MyCoin Ponzi Scheme: $387 Million Reportedly Missing

A suspected MyCoin ponzi scheme has investors concerned, as $387 million appears to be missing. According to reports, 3,000 clients invested an average of $129,000 in the questionable company. In return, they were promised lucrative bitcoin contracts. Less than one year later, MyCoin’s office is closed.

MyCoin is suspected of running a ponzi scheme, as investors were expected to help the company find new clients. Initially, investors were offered rewards for their recruiting efforts, including cash prizes and luxury vehicles. Later, they were prohibited from cashing out their investment unless they brought in new clients.

Ponzi and pyramid schemes are dependent on the generation of new clients. Essentially, funds received from clients are never invested. Instead, they are used to pay investors who are higher on the tier. The schemes often fail when a high volume of clients attempt to cash out their investments.

On January 3, the company’s front door was “blocked with a wooden plank.” A written notice, which was posted on the window, stated that the office is closed for renovation.

Numerous investors have complained, as their money appears to have vanished. As reported by South China Morning Post, records indicate the company’s assets were transferred to a company based in the British Virgin Islands.

According to reports, William Dennis Atwood was listed as MyCoin’s director when the incident occurred. The assets were transferred to the Virgin Islands upon Atwood’s resignation in November 2014. Wong Lok-yan reportedly replaced Atwood following his resignation.

As reported by CNBC, 30 victims of the MyCoin ponzi scheme lodged complaints with a local lawmaker.

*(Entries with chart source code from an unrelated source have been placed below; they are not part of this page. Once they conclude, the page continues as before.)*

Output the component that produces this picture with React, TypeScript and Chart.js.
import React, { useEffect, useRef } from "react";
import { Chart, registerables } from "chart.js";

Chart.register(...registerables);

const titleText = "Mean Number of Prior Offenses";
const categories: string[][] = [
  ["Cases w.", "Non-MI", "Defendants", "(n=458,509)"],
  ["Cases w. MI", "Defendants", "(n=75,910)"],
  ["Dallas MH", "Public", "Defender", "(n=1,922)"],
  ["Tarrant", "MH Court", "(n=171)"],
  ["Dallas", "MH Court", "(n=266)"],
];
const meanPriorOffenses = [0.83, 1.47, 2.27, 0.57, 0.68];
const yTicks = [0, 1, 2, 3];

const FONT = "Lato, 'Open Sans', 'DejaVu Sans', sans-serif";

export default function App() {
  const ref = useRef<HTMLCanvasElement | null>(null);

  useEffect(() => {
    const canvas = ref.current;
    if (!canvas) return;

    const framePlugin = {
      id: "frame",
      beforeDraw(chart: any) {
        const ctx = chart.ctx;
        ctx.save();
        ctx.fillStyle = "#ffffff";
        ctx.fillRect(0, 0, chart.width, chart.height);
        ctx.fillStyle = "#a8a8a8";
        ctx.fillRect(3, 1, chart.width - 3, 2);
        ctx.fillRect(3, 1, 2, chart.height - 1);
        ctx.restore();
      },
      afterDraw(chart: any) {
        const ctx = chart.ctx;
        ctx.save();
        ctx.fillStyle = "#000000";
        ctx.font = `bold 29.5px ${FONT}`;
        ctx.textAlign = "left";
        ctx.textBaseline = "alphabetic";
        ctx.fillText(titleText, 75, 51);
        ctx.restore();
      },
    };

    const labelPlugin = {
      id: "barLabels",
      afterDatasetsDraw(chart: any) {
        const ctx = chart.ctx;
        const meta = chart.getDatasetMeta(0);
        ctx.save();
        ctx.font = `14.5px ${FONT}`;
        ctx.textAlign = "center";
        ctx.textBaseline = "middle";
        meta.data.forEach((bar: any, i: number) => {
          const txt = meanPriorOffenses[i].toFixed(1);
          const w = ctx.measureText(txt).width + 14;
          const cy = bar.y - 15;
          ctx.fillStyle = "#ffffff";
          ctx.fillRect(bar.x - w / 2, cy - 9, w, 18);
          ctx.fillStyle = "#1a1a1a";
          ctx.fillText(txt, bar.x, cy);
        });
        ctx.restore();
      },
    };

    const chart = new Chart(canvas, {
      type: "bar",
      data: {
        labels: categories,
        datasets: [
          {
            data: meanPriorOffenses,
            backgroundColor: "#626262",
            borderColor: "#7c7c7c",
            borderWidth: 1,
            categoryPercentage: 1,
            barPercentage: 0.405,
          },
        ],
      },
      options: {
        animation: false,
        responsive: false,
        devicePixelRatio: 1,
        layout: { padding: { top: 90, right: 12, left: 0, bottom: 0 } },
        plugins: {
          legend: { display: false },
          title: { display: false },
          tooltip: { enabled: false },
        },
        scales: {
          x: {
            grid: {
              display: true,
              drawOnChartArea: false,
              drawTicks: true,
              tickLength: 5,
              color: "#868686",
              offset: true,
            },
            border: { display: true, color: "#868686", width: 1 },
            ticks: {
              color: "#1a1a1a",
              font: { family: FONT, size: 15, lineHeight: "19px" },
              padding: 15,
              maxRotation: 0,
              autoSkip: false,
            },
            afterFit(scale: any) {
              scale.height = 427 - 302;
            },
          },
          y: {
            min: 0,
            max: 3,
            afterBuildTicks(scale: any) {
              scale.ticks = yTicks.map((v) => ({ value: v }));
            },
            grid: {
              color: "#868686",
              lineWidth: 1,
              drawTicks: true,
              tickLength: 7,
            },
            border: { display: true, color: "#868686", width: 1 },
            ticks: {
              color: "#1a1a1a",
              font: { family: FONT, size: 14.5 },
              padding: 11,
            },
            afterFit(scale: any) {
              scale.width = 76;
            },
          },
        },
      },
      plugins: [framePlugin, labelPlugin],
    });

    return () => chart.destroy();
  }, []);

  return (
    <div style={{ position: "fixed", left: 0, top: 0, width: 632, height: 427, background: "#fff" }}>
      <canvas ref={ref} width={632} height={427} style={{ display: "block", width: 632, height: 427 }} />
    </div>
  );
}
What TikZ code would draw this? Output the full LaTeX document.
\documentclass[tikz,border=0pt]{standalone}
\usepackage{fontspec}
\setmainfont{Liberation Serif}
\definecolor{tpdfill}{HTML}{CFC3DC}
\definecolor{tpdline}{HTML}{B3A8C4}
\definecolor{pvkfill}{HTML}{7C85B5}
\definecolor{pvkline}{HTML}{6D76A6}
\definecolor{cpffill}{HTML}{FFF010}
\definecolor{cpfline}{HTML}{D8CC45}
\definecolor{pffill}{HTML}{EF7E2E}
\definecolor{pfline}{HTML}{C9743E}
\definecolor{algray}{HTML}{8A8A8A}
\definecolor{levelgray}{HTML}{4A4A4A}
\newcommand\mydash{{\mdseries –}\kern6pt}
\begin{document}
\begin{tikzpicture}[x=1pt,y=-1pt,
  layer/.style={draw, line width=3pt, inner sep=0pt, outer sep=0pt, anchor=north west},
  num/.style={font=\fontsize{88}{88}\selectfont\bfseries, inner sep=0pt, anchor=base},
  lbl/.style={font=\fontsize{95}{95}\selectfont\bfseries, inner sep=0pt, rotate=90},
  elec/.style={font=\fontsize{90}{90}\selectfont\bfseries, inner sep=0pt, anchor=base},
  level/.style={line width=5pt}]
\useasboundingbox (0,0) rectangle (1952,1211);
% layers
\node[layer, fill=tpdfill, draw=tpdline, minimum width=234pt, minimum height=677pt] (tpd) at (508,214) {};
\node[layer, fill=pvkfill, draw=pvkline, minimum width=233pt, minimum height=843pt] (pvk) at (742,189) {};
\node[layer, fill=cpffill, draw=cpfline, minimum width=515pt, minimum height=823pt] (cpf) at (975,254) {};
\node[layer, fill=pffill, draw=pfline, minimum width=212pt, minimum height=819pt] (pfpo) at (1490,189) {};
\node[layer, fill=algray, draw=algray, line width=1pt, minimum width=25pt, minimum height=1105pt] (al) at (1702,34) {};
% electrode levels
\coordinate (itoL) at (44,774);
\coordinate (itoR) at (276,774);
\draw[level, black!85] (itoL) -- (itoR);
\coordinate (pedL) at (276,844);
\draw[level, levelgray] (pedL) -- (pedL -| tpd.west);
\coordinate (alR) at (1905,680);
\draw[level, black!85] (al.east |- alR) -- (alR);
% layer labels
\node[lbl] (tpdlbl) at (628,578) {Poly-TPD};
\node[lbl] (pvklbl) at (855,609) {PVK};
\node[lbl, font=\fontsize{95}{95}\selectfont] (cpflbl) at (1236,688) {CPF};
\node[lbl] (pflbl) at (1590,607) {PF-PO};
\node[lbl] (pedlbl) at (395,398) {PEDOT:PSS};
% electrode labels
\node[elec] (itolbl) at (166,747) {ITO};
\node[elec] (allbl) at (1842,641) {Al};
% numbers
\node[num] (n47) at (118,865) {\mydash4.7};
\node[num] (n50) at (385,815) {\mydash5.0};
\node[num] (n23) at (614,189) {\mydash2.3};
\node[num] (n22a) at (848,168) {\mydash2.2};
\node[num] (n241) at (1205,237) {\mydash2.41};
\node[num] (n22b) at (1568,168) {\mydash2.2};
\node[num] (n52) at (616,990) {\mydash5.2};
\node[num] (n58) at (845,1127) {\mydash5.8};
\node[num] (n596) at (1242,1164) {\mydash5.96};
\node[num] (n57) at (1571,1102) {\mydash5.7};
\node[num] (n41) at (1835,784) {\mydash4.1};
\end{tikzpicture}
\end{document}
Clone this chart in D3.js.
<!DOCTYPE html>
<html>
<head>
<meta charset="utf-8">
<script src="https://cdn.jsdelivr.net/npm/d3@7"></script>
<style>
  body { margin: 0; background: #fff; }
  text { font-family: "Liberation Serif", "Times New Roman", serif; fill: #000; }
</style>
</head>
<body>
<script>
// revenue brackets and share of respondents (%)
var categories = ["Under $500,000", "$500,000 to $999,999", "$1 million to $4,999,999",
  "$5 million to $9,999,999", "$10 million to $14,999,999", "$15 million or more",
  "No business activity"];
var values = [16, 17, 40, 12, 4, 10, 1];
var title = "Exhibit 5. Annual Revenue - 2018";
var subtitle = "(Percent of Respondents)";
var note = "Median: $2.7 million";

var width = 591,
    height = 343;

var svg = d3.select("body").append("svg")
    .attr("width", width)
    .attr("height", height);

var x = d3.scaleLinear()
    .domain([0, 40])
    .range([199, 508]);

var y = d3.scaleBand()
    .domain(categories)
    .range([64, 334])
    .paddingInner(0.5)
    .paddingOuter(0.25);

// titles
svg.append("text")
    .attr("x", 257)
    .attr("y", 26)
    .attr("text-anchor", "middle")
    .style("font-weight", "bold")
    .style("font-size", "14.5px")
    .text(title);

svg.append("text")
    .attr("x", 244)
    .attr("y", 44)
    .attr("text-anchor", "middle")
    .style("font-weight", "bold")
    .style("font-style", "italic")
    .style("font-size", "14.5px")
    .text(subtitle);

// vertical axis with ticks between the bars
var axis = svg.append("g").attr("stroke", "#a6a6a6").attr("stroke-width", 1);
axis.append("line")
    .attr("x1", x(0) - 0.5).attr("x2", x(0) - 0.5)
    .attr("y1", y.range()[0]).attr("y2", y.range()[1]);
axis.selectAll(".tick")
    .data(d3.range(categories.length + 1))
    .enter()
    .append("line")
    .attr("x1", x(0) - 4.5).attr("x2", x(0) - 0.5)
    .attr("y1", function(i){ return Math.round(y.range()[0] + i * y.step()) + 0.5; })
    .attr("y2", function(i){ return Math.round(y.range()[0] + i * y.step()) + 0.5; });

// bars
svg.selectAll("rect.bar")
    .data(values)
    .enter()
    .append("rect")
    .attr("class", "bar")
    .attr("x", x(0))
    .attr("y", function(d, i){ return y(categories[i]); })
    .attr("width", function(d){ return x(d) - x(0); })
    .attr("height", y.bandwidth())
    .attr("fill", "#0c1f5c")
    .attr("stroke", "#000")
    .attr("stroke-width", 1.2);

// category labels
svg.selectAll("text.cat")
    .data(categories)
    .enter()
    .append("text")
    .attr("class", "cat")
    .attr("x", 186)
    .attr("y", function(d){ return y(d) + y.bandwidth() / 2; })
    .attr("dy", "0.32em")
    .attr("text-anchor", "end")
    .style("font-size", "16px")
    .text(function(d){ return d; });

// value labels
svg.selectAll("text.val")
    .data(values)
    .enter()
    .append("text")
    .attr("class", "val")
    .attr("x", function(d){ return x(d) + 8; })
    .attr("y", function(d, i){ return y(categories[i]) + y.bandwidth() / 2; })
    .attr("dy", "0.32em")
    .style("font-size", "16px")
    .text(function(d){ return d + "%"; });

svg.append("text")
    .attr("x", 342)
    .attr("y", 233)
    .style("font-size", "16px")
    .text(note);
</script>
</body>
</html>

Unfortunately, they never received written documentation of their investment.

One client, surnamed Lau, said she lost an estimated $168,000.

“No one seems to know who is behind this… Everyone says they too are victims … but we were told by those at higher tiers [of the pyramid scheme] that we can get our money back if we find more new clients.”

Chinese University lecturer Simon Lee Siu-po said the incident underlines a need for regulations on digital currency.

“The regulatory framework has failed to catch up with the times… Electronic tellers for bitcoin have emerged… It has actually become an online currency… Even if their servers are located abroad, monitoring is still possible under our laws.”

As there is little proof that the MyCoin ponzi scheme occurred, the investors may not have any recourse. However, the incident could force lawmakers to impose regulations on virtual currency.